* [Records for this task]
-- start --

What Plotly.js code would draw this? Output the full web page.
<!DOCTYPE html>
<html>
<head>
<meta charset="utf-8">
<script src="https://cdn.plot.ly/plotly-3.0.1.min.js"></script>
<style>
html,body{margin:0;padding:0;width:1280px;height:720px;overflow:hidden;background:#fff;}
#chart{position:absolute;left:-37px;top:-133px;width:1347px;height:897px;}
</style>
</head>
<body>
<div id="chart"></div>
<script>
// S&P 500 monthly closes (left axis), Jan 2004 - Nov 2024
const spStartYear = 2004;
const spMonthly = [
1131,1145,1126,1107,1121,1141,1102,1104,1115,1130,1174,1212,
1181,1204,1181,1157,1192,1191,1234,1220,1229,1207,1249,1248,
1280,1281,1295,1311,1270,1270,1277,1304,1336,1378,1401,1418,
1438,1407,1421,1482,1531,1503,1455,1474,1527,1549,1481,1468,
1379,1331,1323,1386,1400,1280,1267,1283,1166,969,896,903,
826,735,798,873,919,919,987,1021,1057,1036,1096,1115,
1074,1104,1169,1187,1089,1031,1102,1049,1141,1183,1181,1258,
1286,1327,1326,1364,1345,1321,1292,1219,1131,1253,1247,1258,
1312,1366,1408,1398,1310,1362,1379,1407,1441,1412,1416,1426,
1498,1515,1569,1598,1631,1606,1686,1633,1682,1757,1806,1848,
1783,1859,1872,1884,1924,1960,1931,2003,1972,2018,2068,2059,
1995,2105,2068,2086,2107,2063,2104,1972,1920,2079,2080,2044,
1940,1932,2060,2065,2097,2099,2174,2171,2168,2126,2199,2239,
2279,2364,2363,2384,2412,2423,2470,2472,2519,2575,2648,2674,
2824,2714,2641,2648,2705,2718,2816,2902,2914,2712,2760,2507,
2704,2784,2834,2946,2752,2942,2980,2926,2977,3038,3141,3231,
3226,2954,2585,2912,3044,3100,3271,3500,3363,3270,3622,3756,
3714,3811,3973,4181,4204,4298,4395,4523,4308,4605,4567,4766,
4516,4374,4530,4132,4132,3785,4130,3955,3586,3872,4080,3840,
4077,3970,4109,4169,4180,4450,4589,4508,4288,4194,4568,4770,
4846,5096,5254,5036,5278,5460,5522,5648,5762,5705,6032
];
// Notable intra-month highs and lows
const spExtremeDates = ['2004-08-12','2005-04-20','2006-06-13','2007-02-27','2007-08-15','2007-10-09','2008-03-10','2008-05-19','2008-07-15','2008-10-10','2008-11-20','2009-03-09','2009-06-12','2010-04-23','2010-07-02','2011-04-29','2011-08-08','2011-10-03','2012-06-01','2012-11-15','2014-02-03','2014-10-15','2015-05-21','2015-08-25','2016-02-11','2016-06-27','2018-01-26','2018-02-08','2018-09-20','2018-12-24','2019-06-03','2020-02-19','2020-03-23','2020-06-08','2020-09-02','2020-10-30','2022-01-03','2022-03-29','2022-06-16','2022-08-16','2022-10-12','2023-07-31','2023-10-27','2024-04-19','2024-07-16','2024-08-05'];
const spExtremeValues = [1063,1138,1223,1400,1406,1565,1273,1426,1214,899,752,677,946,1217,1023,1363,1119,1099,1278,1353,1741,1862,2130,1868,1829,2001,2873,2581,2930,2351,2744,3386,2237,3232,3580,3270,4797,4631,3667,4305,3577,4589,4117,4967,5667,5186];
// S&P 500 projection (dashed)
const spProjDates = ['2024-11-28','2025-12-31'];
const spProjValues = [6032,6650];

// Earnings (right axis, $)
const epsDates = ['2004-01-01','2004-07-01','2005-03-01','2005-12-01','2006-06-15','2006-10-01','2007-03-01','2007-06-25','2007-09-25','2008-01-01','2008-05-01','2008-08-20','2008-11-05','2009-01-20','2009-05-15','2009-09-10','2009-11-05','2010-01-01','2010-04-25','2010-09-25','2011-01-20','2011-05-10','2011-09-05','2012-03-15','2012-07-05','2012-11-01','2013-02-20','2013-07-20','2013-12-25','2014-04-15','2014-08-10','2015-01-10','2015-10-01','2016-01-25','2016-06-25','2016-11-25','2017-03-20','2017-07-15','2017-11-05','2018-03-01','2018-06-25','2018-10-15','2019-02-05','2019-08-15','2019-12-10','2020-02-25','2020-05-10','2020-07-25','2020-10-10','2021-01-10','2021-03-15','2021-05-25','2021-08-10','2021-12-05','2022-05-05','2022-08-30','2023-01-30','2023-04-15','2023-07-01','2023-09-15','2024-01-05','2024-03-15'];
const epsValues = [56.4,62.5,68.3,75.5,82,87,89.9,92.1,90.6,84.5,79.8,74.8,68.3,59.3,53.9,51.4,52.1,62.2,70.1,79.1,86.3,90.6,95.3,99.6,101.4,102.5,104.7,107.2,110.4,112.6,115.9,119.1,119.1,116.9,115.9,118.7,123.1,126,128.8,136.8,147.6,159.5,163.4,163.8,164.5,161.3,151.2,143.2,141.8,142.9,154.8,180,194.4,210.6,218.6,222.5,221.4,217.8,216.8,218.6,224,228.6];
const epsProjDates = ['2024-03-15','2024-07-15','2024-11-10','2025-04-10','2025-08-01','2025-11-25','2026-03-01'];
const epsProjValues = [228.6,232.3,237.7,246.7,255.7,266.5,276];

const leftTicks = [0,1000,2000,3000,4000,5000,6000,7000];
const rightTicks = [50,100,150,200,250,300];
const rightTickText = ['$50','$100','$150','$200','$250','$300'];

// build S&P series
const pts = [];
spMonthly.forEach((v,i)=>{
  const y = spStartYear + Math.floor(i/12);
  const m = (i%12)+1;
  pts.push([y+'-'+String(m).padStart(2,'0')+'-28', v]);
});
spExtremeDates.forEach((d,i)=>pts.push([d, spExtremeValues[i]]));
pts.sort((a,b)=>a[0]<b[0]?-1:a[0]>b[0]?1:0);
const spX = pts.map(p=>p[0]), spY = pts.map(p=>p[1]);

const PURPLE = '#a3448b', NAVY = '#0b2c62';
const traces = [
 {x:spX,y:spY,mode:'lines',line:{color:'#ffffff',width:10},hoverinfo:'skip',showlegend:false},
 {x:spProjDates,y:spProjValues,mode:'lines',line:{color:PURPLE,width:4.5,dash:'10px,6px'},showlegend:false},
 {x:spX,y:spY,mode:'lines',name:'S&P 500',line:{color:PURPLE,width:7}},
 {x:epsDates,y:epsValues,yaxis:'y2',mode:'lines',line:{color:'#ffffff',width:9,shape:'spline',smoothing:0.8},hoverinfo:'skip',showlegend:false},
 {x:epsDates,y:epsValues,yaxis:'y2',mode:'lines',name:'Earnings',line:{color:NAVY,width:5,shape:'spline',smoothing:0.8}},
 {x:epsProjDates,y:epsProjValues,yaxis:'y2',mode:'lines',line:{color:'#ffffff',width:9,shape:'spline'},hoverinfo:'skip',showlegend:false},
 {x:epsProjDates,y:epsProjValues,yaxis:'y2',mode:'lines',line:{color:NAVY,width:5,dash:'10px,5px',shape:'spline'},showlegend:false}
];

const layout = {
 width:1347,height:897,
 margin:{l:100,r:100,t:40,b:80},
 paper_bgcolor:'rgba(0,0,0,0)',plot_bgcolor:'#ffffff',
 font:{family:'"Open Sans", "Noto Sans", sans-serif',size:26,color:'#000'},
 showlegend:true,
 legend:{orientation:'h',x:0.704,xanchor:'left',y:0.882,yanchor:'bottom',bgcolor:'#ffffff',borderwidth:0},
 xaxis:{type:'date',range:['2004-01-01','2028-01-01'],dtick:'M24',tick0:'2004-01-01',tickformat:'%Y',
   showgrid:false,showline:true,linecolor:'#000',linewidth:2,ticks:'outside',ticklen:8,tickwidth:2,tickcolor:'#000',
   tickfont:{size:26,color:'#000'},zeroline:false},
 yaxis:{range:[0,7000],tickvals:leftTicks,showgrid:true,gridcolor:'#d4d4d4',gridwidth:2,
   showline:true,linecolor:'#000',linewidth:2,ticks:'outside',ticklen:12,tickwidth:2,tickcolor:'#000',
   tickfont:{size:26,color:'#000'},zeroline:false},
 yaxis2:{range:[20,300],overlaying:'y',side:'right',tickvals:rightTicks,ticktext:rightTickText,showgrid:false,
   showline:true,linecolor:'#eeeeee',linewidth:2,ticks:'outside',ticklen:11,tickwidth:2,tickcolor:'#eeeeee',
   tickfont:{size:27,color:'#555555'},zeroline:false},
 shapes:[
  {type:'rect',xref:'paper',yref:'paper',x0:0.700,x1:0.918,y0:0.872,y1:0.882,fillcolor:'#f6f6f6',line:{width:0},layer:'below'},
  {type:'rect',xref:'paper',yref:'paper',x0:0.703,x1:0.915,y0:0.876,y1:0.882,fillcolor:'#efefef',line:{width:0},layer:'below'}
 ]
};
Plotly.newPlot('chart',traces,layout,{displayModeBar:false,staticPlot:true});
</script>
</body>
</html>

-- end --
-- start --

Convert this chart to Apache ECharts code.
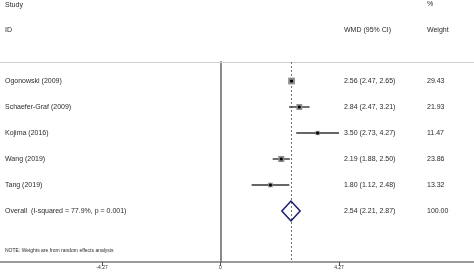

-- end --

* [To be done]
Report all lines of the data that include the word "chart".

* [Exercise output]
#chart{position:absolute;left:-37px;top:-133px;width:1347px;height:897px;}
<div id="chart"></div>
Plotly.newPlot('chart',traces,layout,{displayModeBar:false,staticPlot:true});
Convert this chart to Apache ECharts code.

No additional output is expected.